**WHAT TO PRODUCE**
Each line of the listing that contains the word "this" is to be copied.

**ROWS**

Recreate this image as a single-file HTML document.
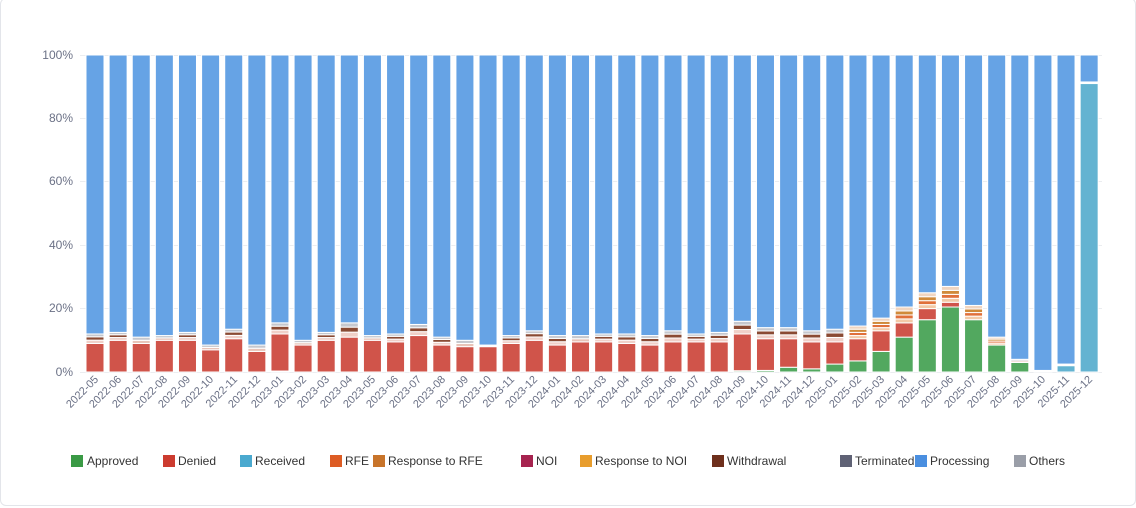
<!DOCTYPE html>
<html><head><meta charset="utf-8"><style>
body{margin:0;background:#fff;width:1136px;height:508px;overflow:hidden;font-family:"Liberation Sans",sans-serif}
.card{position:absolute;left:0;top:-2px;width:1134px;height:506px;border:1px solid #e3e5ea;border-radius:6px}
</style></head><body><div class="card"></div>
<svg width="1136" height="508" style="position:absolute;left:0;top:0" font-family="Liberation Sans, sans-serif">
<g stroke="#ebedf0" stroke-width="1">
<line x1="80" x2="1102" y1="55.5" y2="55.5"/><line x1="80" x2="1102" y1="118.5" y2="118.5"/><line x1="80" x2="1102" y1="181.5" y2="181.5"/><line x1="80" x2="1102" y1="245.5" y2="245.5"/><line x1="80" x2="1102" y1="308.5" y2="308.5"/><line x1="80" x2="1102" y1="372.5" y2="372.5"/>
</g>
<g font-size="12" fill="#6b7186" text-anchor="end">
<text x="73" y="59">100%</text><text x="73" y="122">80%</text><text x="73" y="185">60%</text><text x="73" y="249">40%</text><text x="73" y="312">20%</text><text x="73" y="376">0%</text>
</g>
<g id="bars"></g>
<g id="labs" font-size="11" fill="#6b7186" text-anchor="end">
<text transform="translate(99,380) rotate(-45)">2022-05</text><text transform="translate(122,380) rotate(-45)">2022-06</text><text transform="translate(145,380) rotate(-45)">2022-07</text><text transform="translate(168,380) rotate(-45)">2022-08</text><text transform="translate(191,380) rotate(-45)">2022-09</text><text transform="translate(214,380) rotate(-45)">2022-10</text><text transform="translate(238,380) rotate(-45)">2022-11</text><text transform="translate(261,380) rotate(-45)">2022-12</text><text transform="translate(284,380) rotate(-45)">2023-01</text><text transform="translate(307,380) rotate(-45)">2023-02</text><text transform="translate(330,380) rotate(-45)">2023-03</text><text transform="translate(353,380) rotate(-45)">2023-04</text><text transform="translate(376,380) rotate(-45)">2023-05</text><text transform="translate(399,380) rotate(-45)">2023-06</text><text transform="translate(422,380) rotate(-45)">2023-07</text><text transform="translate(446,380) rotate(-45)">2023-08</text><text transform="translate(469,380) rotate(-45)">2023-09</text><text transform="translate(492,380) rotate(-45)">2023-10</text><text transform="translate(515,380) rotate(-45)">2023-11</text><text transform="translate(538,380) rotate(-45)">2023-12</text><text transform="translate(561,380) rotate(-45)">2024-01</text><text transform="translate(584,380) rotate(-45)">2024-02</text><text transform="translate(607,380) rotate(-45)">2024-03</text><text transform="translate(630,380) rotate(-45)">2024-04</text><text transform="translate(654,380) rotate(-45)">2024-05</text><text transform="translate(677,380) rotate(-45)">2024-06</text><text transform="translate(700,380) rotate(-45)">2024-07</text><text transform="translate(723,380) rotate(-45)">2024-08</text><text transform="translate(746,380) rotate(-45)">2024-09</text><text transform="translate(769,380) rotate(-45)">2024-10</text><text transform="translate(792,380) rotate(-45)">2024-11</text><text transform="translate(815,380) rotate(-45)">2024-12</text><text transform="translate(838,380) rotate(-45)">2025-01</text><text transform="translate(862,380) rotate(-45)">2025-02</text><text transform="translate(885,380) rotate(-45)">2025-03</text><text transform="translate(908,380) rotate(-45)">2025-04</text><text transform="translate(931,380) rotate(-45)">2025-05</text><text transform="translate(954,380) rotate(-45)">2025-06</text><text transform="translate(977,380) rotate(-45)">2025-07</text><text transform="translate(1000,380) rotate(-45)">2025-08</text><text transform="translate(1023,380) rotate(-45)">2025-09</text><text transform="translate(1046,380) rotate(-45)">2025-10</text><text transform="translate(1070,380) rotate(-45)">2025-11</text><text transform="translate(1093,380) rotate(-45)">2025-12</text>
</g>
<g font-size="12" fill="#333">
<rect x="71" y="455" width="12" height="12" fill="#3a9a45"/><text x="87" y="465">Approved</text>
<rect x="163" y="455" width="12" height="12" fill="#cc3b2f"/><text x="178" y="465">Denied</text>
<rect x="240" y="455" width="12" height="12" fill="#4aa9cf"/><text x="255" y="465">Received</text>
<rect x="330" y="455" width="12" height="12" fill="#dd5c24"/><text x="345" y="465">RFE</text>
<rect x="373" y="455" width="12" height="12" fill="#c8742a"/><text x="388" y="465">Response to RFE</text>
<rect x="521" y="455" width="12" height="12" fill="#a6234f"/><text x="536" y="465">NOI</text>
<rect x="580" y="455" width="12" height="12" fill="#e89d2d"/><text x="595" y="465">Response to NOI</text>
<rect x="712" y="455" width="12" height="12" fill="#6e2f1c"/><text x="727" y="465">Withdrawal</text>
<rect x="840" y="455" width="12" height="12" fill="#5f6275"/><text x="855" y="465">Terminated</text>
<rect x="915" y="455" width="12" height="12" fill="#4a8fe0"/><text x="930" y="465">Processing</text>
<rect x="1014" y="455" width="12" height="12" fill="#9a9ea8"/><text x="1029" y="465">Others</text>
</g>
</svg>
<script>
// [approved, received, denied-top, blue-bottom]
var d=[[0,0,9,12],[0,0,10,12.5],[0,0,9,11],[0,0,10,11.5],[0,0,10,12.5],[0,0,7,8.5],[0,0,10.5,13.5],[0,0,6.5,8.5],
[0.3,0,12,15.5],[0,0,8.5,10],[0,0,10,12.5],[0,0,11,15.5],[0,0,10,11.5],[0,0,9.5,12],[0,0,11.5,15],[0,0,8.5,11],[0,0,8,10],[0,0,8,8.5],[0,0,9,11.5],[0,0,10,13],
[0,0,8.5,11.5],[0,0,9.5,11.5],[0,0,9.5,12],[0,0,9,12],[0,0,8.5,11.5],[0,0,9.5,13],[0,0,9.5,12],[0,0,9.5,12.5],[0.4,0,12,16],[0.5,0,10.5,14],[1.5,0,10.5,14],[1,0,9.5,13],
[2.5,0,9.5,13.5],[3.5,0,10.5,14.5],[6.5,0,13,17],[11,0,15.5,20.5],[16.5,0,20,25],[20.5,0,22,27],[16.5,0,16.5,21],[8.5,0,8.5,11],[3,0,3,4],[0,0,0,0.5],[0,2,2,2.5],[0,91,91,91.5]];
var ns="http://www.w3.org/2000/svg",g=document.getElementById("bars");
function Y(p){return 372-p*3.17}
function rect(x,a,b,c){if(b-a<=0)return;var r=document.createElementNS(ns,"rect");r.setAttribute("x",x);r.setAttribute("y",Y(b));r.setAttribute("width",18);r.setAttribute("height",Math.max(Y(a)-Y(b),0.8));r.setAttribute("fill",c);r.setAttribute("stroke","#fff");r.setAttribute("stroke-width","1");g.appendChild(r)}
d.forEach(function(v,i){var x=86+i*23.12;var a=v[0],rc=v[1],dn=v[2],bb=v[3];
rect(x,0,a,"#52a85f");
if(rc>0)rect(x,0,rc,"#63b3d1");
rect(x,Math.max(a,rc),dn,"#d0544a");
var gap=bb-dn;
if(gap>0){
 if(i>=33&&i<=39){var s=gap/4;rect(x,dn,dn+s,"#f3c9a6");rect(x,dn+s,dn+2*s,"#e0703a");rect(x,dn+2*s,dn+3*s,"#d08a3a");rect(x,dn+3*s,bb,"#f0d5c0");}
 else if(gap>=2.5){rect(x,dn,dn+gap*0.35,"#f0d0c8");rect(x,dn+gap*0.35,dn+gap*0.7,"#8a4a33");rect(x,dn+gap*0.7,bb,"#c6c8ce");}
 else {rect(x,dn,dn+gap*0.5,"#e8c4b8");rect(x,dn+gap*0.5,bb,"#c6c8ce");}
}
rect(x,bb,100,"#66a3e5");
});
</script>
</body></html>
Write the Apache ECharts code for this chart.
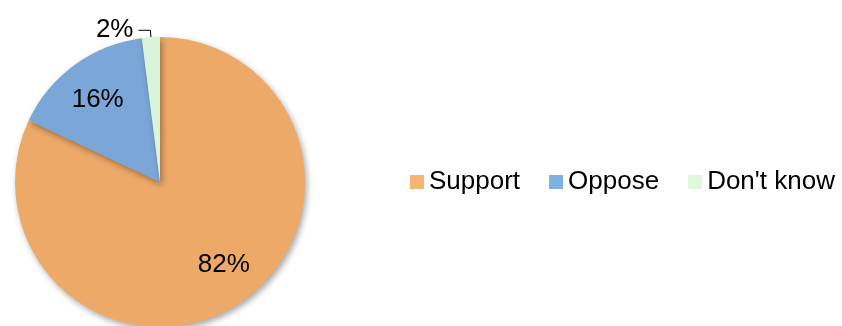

**CORRECT RESULT**
Recreate this image as a single-file HTML document.
Write the Apache ECharts code for this chart.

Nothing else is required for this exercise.